Short task - Omit all images, then repeat exactly the lines below from the one containing "What matplotlib code" through the one containing "err_black = [0.006] * 12", both ends included.

Listing -
==*==
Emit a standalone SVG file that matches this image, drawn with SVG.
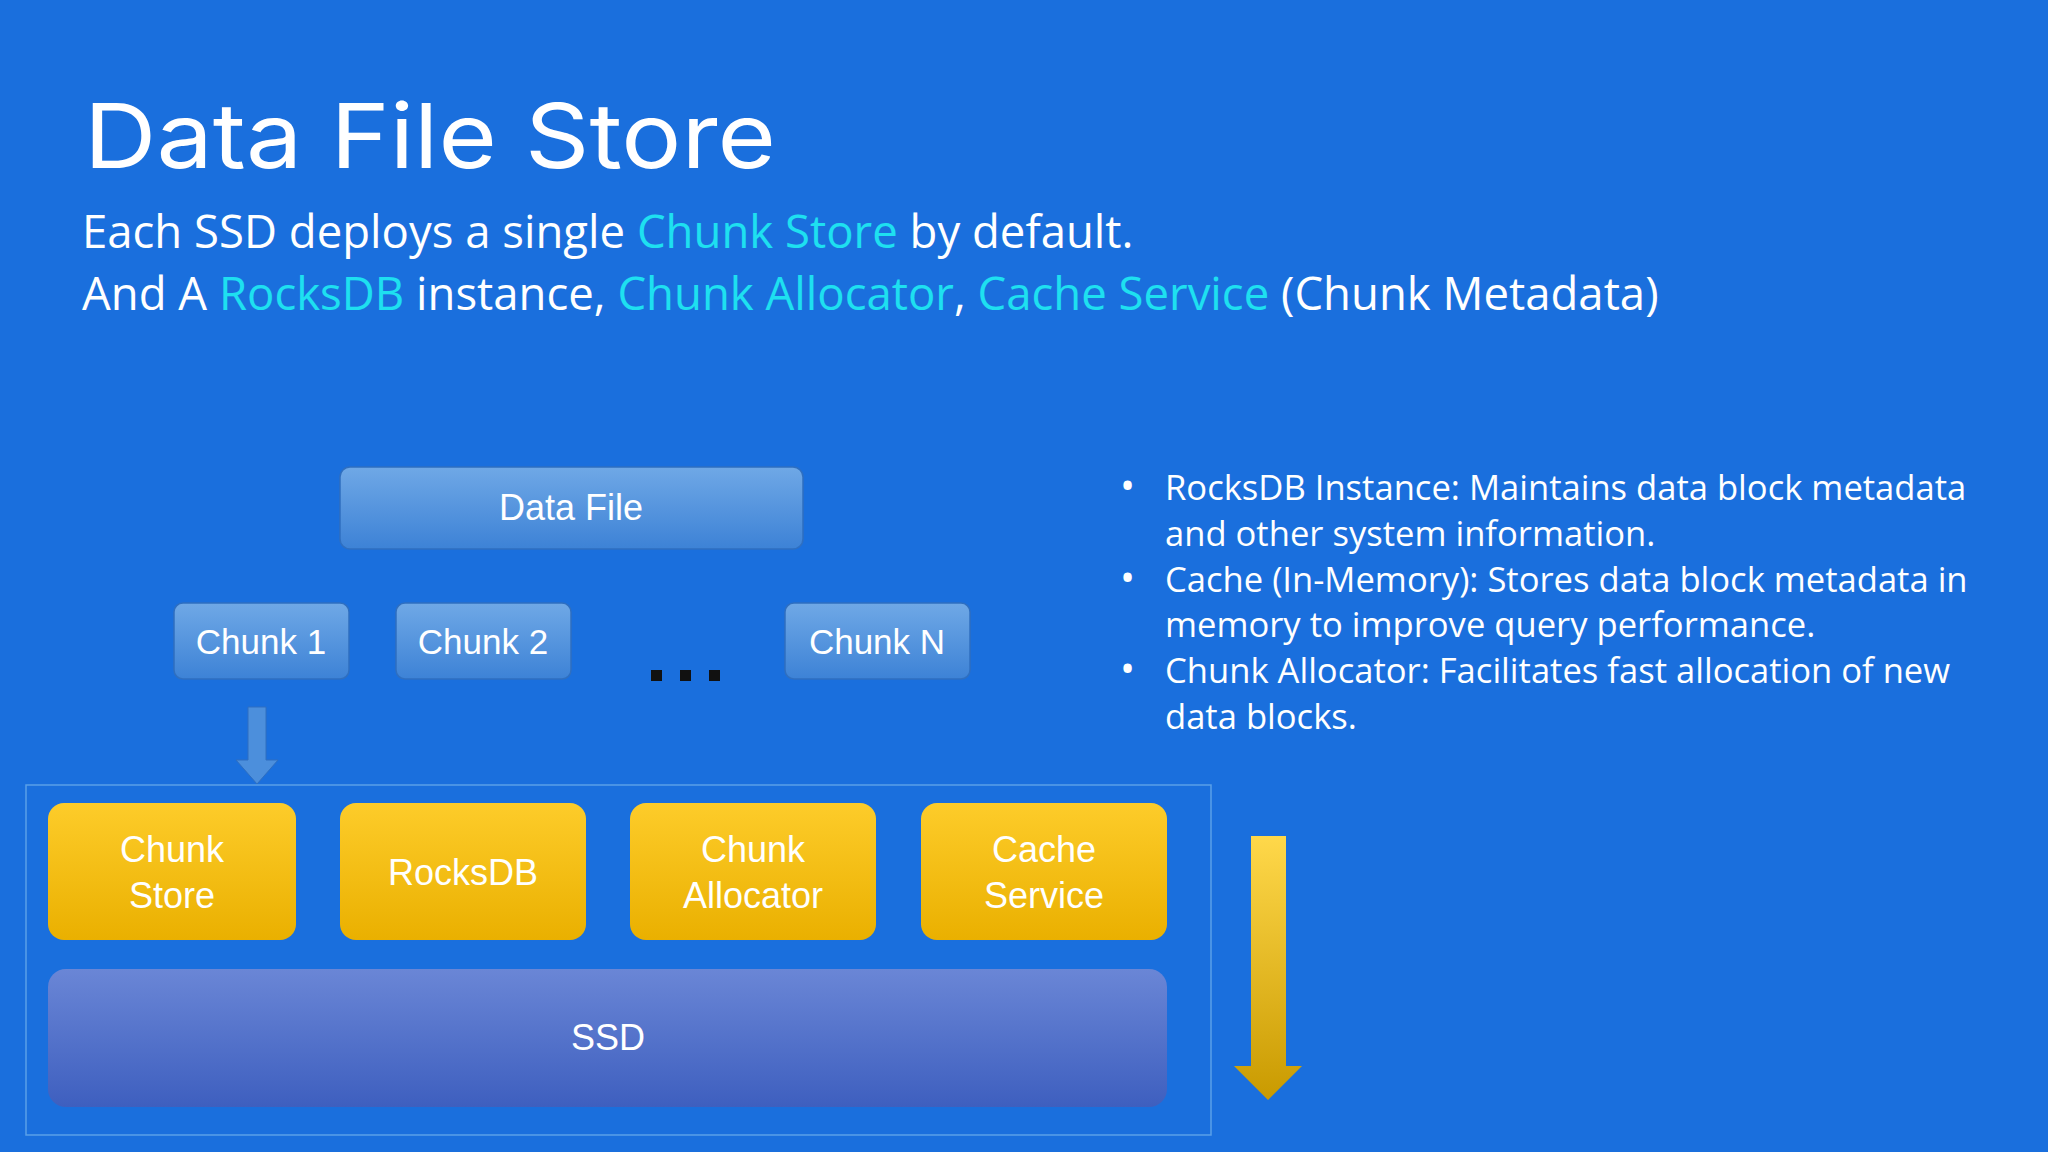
<svg xmlns="http://www.w3.org/2000/svg" width="2048" height="1152" viewBox="0 0 2048 1152">
<defs>
<linearGradient id="gb" x1="0" y1="0" x2="0" y2="1"><stop offset="0" stop-color="#6fa8e6"/><stop offset="1" stop-color="#3d82d6"/></linearGradient>
<linearGradient id="gy" x1="0" y1="0" x2="0" y2="1"><stop offset="0" stop-color="#fdcc2a"/><stop offset="1" stop-color="#eab000"/></linearGradient>
<linearGradient id="gs" x1="0" y1="0" x2="0" y2="1"><stop offset="0" stop-color="#6a86d6"/><stop offset="1" stop-color="#3e5fbf"/></linearGradient>
<linearGradient id="ga" x1="0" y1="0" x2="0" y2="1"><stop offset="0" stop-color="#ffd84a"/><stop offset="1" stop-color="#c99a00"/></linearGradient>
<style>
.bl{fill:url(#gb);stroke:#2f6fc0;stroke-width:1.5}
.ye{fill:url(#gy)}
.t{font-family:"Liberation Sans",Arial,sans-serif;fill:#fff;text-anchor:middle}
.b{font-family:"Open Sans","Noto Sans",sans-serif;fill:#fff}
.c{fill:#1ee0f0}
</style>
</defs>
<rect width="2048" height="1152" fill="#1a6fdd"/>
<text x="84" y="168" font-family="Inter,Lato,sans-serif" font-size="90" fill="#fff" textLength="692" lengthAdjust="spacingAndGlyphs">Data File Store</text>
<text class="b" x="82" y="248" font-size="45.5">Each SSD deploys a single <tspan class="c">Chunk Store</tspan> by default.</text>
<text class="b" x="82" y="310" font-size="45.5">And A <tspan class="c">RocksDB</tspan> instance, <tspan class="c">Chunk Allocator</tspan>, <tspan class="c">Cache Service</tspan> (Chunk Metadata)</text>
<g id="datafile"><rect class="bl" x="340" y="467" width="463" height="82" rx="10"/><text class="t" x="571" y="520" font-size="36">Data File</text></g>
<g id="chunk1"><rect class="bl" x="174" y="603" width="175" height="76" rx="9"/><text class="t" x="261" y="654" font-size="35">Chunk 1</text></g>
<g id="chunk2"><rect class="bl" x="396" y="603" width="175" height="76" rx="9"/><text class="t" x="483" y="654" font-size="35">Chunk 2</text></g>
<g id="dots"><rect x="651" y="670" width="11" height="11" fill="#111"/><rect x="680" y="670" width="11" height="11" fill="#111"/><rect x="709" y="670" width="11" height="11" fill="#111"/></g>
<g id="chunkN"><rect class="bl" x="785" y="603" width="185" height="76" rx="9"/><text class="t" x="877" y="654" font-size="35">Chunk N</text></g>
<g id="connectors">
<polygon points="248,707 266,707 266,760 278,760 257,784 236,760 248,760" fill="#4c8fdc" stroke="#2f6fc0"/>
<polygon points="1251,836 1286,836 1286,1066 1302,1066 1268,1100 1234,1066 1251,1066" fill="url(#ga)"/>
</g>
<g id="container"><rect x="26" y="785" width="1185" height="350" fill="none" stroke="#5aa0e8" stroke-width="1.5"/></g>
<g id="chunkstore"><rect class="ye" x="48" y="803" width="248" height="137" rx="16"/><text class="t" x="172" y="862" font-size="36">Chunk</text><text class="t" x="172" y="908" font-size="36">Store</text></g>
<g id="rocksdb"><rect class="ye" x="340" y="803" width="246" height="137" rx="16"/><text class="t" x="463" y="885" font-size="36">RocksDB</text></g>
<g id="allocator"><rect class="ye" x="630" y="803" width="246" height="137" rx="16"/><text class="t" x="753" y="862" font-size="36">Chunk</text><text class="t" x="753" y="908" font-size="36">Allocator</text></g>
<g id="cache"><rect class="ye" x="921" y="803" width="246" height="137" rx="16"/><text class="t" x="1044" y="862" font-size="36">Cache</text><text class="t" x="1044" y="908" font-size="36">Service</text></g>
<g id="ssd"><rect x="48" y="969" width="1119" height="138" rx="18" fill="url(#gs)"/><text class="t" x="608" y="1050" font-size="36">SSD</text></g>
<g id="notes" class="b" font-size="34.6">
<text x="1120" y="500" font-size="40">•</text><text x="1165" y="500">RocksDB Instance: Maintains data block metadata</text>
<text x="1165" y="546">and other system information.</text>
<text x="1120" y="592" font-size="40">•</text><text x="1165" y="592">Cache (In-Memory): Stores data block metadata in</text>
<text x="1165" y="637">memory to improve query performance.</text>
<text x="1120" y="683" font-size="40">•</text><text x="1165" y="683">Chunk Allocator: Facilitates fast allocation of new</text>
<text x="1165" y="729">data blocks.</text>
</g>
</svg>
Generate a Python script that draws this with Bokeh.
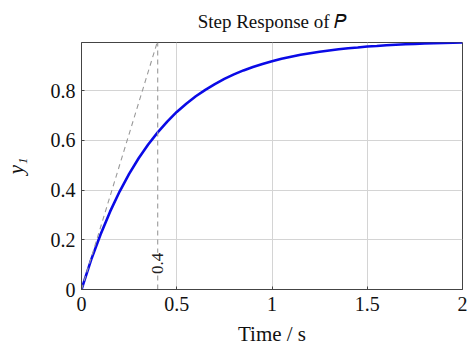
from bokeh.plotting import figure
from bokeh.models import Label, Range1d, FixedTicker
from bokeh.embed import file_html
from bokeh.resources import INLINE

# step response
t = [0.0, 0.05, 0.1, 0.15, 0.2, 0.25, 0.3, 0.35, 0.4, 0.45, 0.5, 0.55, 0.6, 0.65,
     0.7, 0.75, 0.8, 0.85, 0.9, 0.95, 1.0, 1.05, 1.1, 1.15, 1.2, 1.25, 1.3, 1.35,
     1.4, 1.45, 1.5, 1.55, 1.6, 1.65, 1.7, 1.75, 1.8, 1.85, 1.9, 1.95, 2.0]
y1 = [0.0, 0.118, 0.221, 0.313, 0.394, 0.465, 0.528, 0.583, 0.632, 0.675, 0.714,
      0.747, 0.777, 0.803, 0.826, 0.847, 0.865, 0.881, 0.895, 0.907, 0.918, 0.928,
      0.936, 0.944, 0.950, 0.956, 0.961, 0.966, 0.970, 0.973, 0.977, 0.979, 0.982,
      0.984, 0.986, 0.987, 0.989, 0.990, 0.991, 0.992, 0.993]

tangent_t = [0.0, 0.397]
tangent_y = [0.0, 0.993]
tau_t = [0.4, 0.4]
tau_y = [0.0, 0.993]
tau_label = "0.4"

x_ticks = [0, 0.5, 1, 1.5, 2]
x_tick_labels = ["0", "0.5", "1", "1.5", "2"]
y_ticks = [0, 0.2, 0.4, 0.6, 0.8]
y_tick_labels = ["0", "0.2", "0.4", "0.6", "0.8"]

title_text = "Step Response of \U0001D443"
x_label = "Time / s"
y_label = "y\u2081"

FONT = "Liberation Serif"

p = figure(width=474, height=352, output_backend="svg", toolbar_location=None,
           x_range=Range1d(0, 2), y_range=Range1d(0, 0.9933),
           min_border_left=81, min_border_right=12, min_border_top=42,
           min_border_bottom=63, title=title_text)

p.title.align = "center"
p.title.vertical_align = "top"
p.title.text_font = FONT
p.title.text_font_size = "19px"
p.title.text_font_style = "normal"
p.title.text_color = "#111"
p.title.offset = 34
p.title.standoff = 18

p.line(t, y1, line_color="#0a0ae6", line_width=2.6)
p.line(tangent_t, tangent_y, line_color="#9a9a9a", line_width=1.1, line_dash="5 4")
p.line(tau_t, tau_y, line_color="#9a9a9a", line_width=1.1, line_dash="5 4")

p.add_layout(Label(x=tau_t[0], y=0.105, text=tau_label, angle=1.5708,
                   text_align="center", text_baseline="middle",
                   text_font=FONT, text_font_size="17px", text_color="#222",
                   background_fill_color="white", background_fill_alpha=1.0))

p.xaxis.ticker = FixedTicker(ticks=x_ticks)
p.yaxis.ticker = FixedTicker(ticks=y_ticks)
p.xaxis.major_label_overrides = dict(zip(x_ticks, x_tick_labels))
p.yaxis.major_label_overrides = dict(zip(y_ticks, y_tick_labels))

for ax in (p.xaxis[0], p.yaxis[0]):
    ax.major_label_text_font = FONT
    ax.major_label_text_font_size = "20px"
    ax.major_label_text_color = "#111"
    ax.axis_label_text_font = FONT
    ax.axis_label_text_font_size = "21px"
    ax.axis_label_text_color = "#111"
    ax.axis_label_text_font_style = "normal"
    ax.axis_line_color = "#444"
    ax.major_tick_line_color = "#444"
    ax.major_tick_in = 3
    ax.major_tick_out = 0
    ax.minor_tick_line_color = None

p.xaxis.axis_label = x_label
p.yaxis.axis_label = y_label
p.yaxis.axis_label_text_font_style = "italic"
p.xaxis.major_label_standoff = 7
p.xaxis.axis_label_standoff = 8
p.yaxis.major_label_standoff = 6
p.yaxis.axis_label_standoff = 20

p.xgrid.ticker = FixedTicker(ticks=x_ticks)
p.ygrid.ticker = FixedTicker(ticks=y_ticks)
p.grid.grid_line_color = "#d4d4d4"
p.grid.grid_line_width = 1

p.outline_line_color = "#444"
p.outline_line_width = 1
p.background_fill_color = "white"
p.border_fill_color = "white"

open("out.html", "w").write(file_html(p, INLINE))
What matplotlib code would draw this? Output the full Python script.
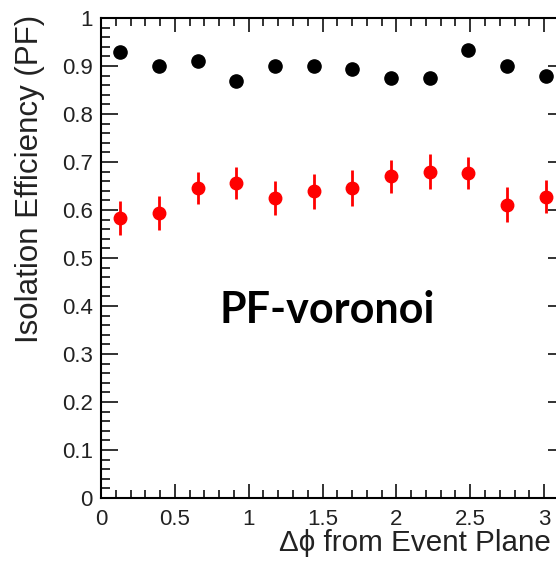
import numpy as np
import matplotlib
matplotlib.use("Agg")
import matplotlib.pyplot as plt
from matplotlib.ticker import MultipleLocator

# 12 bins of delta phi between 0 and pi
dphi = (np.arange(12) + 0.5) * np.pi / 12

eff_black = [0.930, 0.899, 0.910, 0.868, 0.899, 0.899, 0.893, 0.875, 0.875, 0.934, 0.899, 0.880]
err_black = [0.006] * 12

eff_red = [0.583, 0.594, 0.646, 0.656, 0.625, 0.639, 0.646, 0.670, 0.680, 0.677, 0.611, 0.628]
err_red = [0.036, 0.035, 0.034, 0.034, 0.035, 0.036, 0.037, 0.034, 0.036, 0.034, 0.036, 0.035]

xticks = [0, 0.5, 1, 1.5, 2, 2.5, 3]
xticklabels = ['0', '0.5', '1', '1.5', '2', '2.5', '3']
yticks = np.arange(0, 1.01, 0.1)
yticklabels = ['0', '0.1', '0.2', '0.3', '0.4', '0.5', '0.6', '0.7', '0.8', '0.9', '1']

plt.rcParams['font.family'] = ['Liberation Sans', 'DejaVu Sans']
ink = '#222222'

fig = plt.figure(figsize=(5.56, 5.66), dpi=100)
# axis runs past the right edge, like the cropped original
ax = fig.add_axes([101 / 556, 68 / 566, 464 / 556, 480 / 566])

ax.errorbar(dphi, eff_black, yerr=err_black, fmt='o', color='black', ms=9.5, elinewidth=2, capsize=0)
ax.errorbar(dphi, eff_red, yerr=err_red, fmt='o', color='red', ms=9, elinewidth=2, capsize=0)

ax.set_xlim(0, np.pi)
ax.set_ylim(0, 1)
ax.xaxis.set_minor_locator(MultipleLocator(0.1))
ax.yaxis.set_minor_locator(MultipleLocator(0.02))
ax.set_xticks(xticks)
ax.set_xticklabels(xticklabels)
ax.set_yticks(yticks)
ax.set_yticklabels(yticklabels)

ax.tick_params(which='both', direction='in', top=True, right=True, width=1.3, labelsize=16, colors=ink)
ax.tick_params(axis='y', which='major', length=12, pad=6)
ax.tick_params(axis='y', which='minor', length=6.5)
ax.tick_params(axis='x', which='major', length=10, pad=8)
ax.tick_params(axis='x', which='minor', length=5.5)
for s in ax.spines.values():
    s.set_linewidth(1.5)

fig.text(38 / 556, 1 - 15 / 566, 'Isolation Efficiency (PF)', fontsize=22.5, color=ink,
         rotation=90, rotation_mode='anchor', ha='right', va='baseline')
fig.text(551 / 556, 1 - 551 / 566, 'Δϕ from Event Plane', fontsize=21.3,
         ha='right', va='baseline', color=ink)

fig.text(327 / 556, 1 - 323 / 566, 'PF-voronoi', fontsize=31, fontweight='bold',
         family='Lato', ha='center', va='baseline')

fig.savefig('out.png', dpi=100)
==*==
Expected output -
What matplotlib code would draw this? Output the full Python script.
import numpy as np
import matplotlib
matplotlib.use("Agg")
import matplotlib.pyplot as plt
from matplotlib.ticker import MultipleLocator

# 12 bins of delta phi between 0 and pi
dphi = (np.arange(12) + 0.5) * np.pi / 12

eff_black = [0.930, 0.899, 0.910, 0.868, 0.899, 0.899, 0.893, 0.875, 0.875, 0.934, 0.899, 0.880]
err_black = [0.006] * 12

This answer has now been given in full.